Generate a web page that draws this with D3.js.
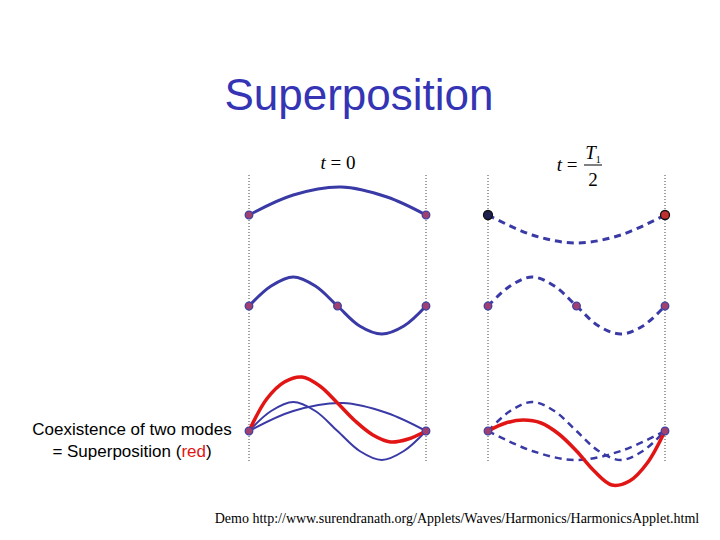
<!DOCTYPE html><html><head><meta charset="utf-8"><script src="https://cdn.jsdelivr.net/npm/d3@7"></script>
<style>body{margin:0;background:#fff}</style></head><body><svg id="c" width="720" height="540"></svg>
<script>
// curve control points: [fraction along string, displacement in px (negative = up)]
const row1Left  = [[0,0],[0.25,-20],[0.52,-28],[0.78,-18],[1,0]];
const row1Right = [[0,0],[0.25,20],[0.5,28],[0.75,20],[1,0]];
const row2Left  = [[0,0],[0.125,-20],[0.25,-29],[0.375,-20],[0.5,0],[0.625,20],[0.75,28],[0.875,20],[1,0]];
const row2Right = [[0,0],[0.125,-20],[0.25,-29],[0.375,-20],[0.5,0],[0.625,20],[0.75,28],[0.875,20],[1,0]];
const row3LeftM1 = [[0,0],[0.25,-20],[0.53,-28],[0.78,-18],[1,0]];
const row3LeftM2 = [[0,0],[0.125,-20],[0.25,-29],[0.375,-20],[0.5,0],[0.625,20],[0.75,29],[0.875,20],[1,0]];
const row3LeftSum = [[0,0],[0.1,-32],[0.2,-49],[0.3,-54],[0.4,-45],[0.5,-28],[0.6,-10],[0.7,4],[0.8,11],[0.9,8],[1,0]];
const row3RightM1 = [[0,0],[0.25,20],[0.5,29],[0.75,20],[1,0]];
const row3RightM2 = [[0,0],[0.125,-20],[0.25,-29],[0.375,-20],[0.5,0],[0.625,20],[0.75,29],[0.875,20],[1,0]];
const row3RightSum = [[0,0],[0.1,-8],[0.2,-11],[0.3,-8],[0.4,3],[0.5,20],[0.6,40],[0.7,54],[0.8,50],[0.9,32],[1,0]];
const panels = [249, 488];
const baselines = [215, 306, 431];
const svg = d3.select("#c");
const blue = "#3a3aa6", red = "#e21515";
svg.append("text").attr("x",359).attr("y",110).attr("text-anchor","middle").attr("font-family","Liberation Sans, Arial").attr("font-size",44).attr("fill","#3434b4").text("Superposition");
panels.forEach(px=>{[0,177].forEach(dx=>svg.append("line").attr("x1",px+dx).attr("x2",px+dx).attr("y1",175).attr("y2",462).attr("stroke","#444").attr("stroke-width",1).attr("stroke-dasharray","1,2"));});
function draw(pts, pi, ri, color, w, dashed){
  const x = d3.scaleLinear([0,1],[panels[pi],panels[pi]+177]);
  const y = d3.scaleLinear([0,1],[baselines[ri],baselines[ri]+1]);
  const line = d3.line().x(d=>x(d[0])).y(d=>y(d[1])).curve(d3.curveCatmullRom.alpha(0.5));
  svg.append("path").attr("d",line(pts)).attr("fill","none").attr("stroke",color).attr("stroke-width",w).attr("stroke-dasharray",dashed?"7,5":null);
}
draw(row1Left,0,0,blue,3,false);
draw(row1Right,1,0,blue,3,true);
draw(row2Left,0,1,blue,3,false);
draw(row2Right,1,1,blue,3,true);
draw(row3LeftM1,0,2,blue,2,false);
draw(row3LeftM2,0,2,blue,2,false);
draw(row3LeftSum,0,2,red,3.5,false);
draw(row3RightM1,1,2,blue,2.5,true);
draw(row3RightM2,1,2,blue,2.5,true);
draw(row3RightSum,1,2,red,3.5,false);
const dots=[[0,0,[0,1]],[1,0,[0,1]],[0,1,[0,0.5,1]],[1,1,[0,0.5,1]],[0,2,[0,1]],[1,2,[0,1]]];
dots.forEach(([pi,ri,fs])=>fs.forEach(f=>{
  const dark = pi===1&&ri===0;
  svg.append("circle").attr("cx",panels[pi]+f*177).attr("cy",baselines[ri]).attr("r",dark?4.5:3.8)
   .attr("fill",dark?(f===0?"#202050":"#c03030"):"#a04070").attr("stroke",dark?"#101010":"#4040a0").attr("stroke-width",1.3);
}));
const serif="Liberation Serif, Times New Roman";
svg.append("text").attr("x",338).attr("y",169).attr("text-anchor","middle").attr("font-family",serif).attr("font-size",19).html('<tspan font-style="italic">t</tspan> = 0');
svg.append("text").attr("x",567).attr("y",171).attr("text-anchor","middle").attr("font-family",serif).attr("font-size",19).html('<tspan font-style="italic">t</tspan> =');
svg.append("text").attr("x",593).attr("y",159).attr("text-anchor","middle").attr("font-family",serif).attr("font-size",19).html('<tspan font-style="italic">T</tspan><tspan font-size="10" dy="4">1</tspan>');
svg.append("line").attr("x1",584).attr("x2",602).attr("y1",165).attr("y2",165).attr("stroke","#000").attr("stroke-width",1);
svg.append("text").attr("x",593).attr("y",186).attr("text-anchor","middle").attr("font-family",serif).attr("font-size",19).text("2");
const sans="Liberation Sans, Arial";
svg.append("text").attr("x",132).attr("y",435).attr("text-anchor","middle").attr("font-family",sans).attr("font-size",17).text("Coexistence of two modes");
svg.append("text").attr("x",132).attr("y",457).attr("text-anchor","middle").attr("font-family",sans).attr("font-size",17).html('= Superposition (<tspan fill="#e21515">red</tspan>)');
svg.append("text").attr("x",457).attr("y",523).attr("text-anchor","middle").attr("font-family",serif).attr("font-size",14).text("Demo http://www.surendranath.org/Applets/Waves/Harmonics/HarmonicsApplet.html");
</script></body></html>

— TASK PROMPT —
Print out the material word for word, omitting the pictures.

— IN RESPONSE —
Generate a web page that draws this with D3.js.
<!DOCTYPE html><html><head><meta charset="utf-8"><script src="https://cdn.jsdelivr.net/npm/d3@7"></script>
<style>body{margin:0;background:#fff}</style></head><body><svg id="c" width="720" height="540"></svg>
<script>
// curve control points: [fraction along string, displacement in px (negative = up)]
const row1Left  = [[0,0],[0.25,-20],[0.52,-28],[0.78,-18],[1,0]];
const row1Right = [[0,0],[0.25,20],[0.5,28],[0.75,20],[1,0]];
const row2Left  = [[0,0],[0.125,-20],[0.25,-29],[0.375,-20],[0.5,0],[0.625,20],[0.75,28],[0.875,20],[1,0]];
const row2Right = [[0,0],[0.125,-20],[0.25,-29],[0.375,-20],[0.5,0],[0.625,20],[0.75,28],[0.875,20],[1,0]];
const row3LeftM1 = [[0,0],[0.25,-20],[0.53,-28],[0.78,-18],[1,0]];
const row3LeftM2 = [[0,0],[0.125,-20],[0.25,-29],[0.375,-20],[0.5,0],[0.625,20],[0.75,29],[0.875,20],[1,0]];
const row3LeftSum = [[0,0],[0.1,-32],[0.2,-49],[0.3,-54],[0.4,-45],[0.5,-28],[0.6,-10],[0.7,4],[0.8,11],[0.9,8],[1,0]];
const row3RightM1 = [[0,0],[0.25,20],[0.5,29],[0.75,20],[1,0]];
const row3RightM2 = [[0,0],[0.125,-20],[0.25,-29],[0.375,-20],[0.5,0],[0.625,20],[0.75,29],[0.875,20],[1,0]];
const row3RightSum = [[0,0],[0.1,-8],[0.2,-11],[0.3,-8],[0.4,3],[0.5,20],[0.6,40],[0.7,54],[0.8,50],[0.9,32],[1,0]];
const panels = [249, 488];
const baselines = [215, 306, 431];
const svg = d3.select("#c");
const blue = "#3a3aa6", red = "#e21515";
svg.append("text").attr("x",359).attr("y",110).attr("text-anchor","middle").attr("font-family","Liberation Sans, Arial").attr("font-size",44).attr("fill","#3434b4").text("Superposition");
panels.forEach(px=>{[0,177].forEach(dx=>svg.append("line").attr("x1",px+dx).attr("x2",px+dx).attr("y1",175).attr("y2",462).attr("stroke","#444").attr("stroke-width",1).attr("stroke-dasharray","1,2"));});
function draw(pts, pi, ri, color, w, dashed){
  const x = d3.scaleLinear([0,1],[panels[pi],panels[pi]+177]);
  const y = d3.scaleLinear([0,1],[baselines[ri],baselines[ri]+1]);
  const line = d3.line().x(d=>x(d[0])).y(d=>y(d[1])).curve(d3.curveCatmullRom.alpha(0.5));
  svg.append("path").attr("d",line(pts)).attr("fill","none").attr("stroke",color).attr("stroke-width",w).attr("stroke-dasharray",dashed?"7,5":null);
}
draw(row1Left,0,0,blue,3,false);
draw(row1Right,1,0,blue,3,true);
draw(row2Left,0,1,blue,3,false);
draw(row2Right,1,1,blue,3,true);
draw(row3LeftM1,0,2,blue,2,false);
draw(row3LeftM2,0,2,blue,2,false);
draw(row3LeftSum,0,2,red,3.5,false);
draw(row3RightM1,1,2,blue,2.5,true);
draw(row3RightM2,1,2,blue,2.5,true);
draw(row3RightSum,1,2,red,3.5,false);
const dots=[[0,0,[0,1]],[1,0,[0,1]],[0,1,[0,0.5,1]],[1,1,[0,0.5,1]],[0,2,[0,1]],[1,2,[0,1]]];
dots.forEach(([pi,ri,fs])=>fs.forEach(f=>{
  const dark = pi===1&&ri===0;
  svg.append("circle").attr("cx",panels[pi]+f*177).attr("cy",baselines[ri]).attr("r",dark?4.5:3.8)
   .attr("fill",dark?(f===0?"#202050":"#c03030"):"#a04070").attr("stroke",dark?"#101010":"#4040a0").attr("stroke-width",1.3);
}));
const serif="Liberation Serif, Times New Roman";
svg.append("text").attr("x",338).attr("y",169).attr("text-anchor","middle").attr("font-family",serif).attr("font-size",19).html('<tspan font-style="italic">t</tspan> = 0');
svg.append("text").attr("x",567).attr("y",171).attr("text-anchor","middle").attr("font-family",serif).attr("font-size",19).html('<tspan font-style="italic">t</tspan> =');
svg.append("text").attr("x",593).attr("y",159).attr("text-anchor","middle").attr("font-family",serif).attr("font-size",19).html('<tspan font-style="italic">T</tspan><tspan font-size="10" dy="4">1</tspan>');
svg.append("line").attr("x1",584).attr("x2",602).attr("y1",165).attr("y2",165).attr("stroke","#000").attr("stroke-width",1);
svg.append("text").attr("x",593).attr("y",186).attr("text-anchor","middle").attr("font-family",serif).attr("font-size",19).text("2");
const sans="Liberation Sans, Arial";
svg.append("text").attr("x",132).attr("y",435).attr("text-anchor","middle").attr("font-family",sans).attr("font-size",17).text("Coexistence of two modes");
svg.append("text").attr("x",132).attr("y",457).attr("text-anchor","middle").attr("font-family",sans).attr("font-size",17).html('= Superposition (<tspan fill="#e21515">red</tspan>)');
svg.append("text").attr("x",457).attr("y",523).attr("text-anchor","middle").attr("font-family",serif).attr("font-size",14).text("Demo http://www.surendranath.org/Applets/Waves/Harmonics/HarmonicsApplet.html");
</script></body></html>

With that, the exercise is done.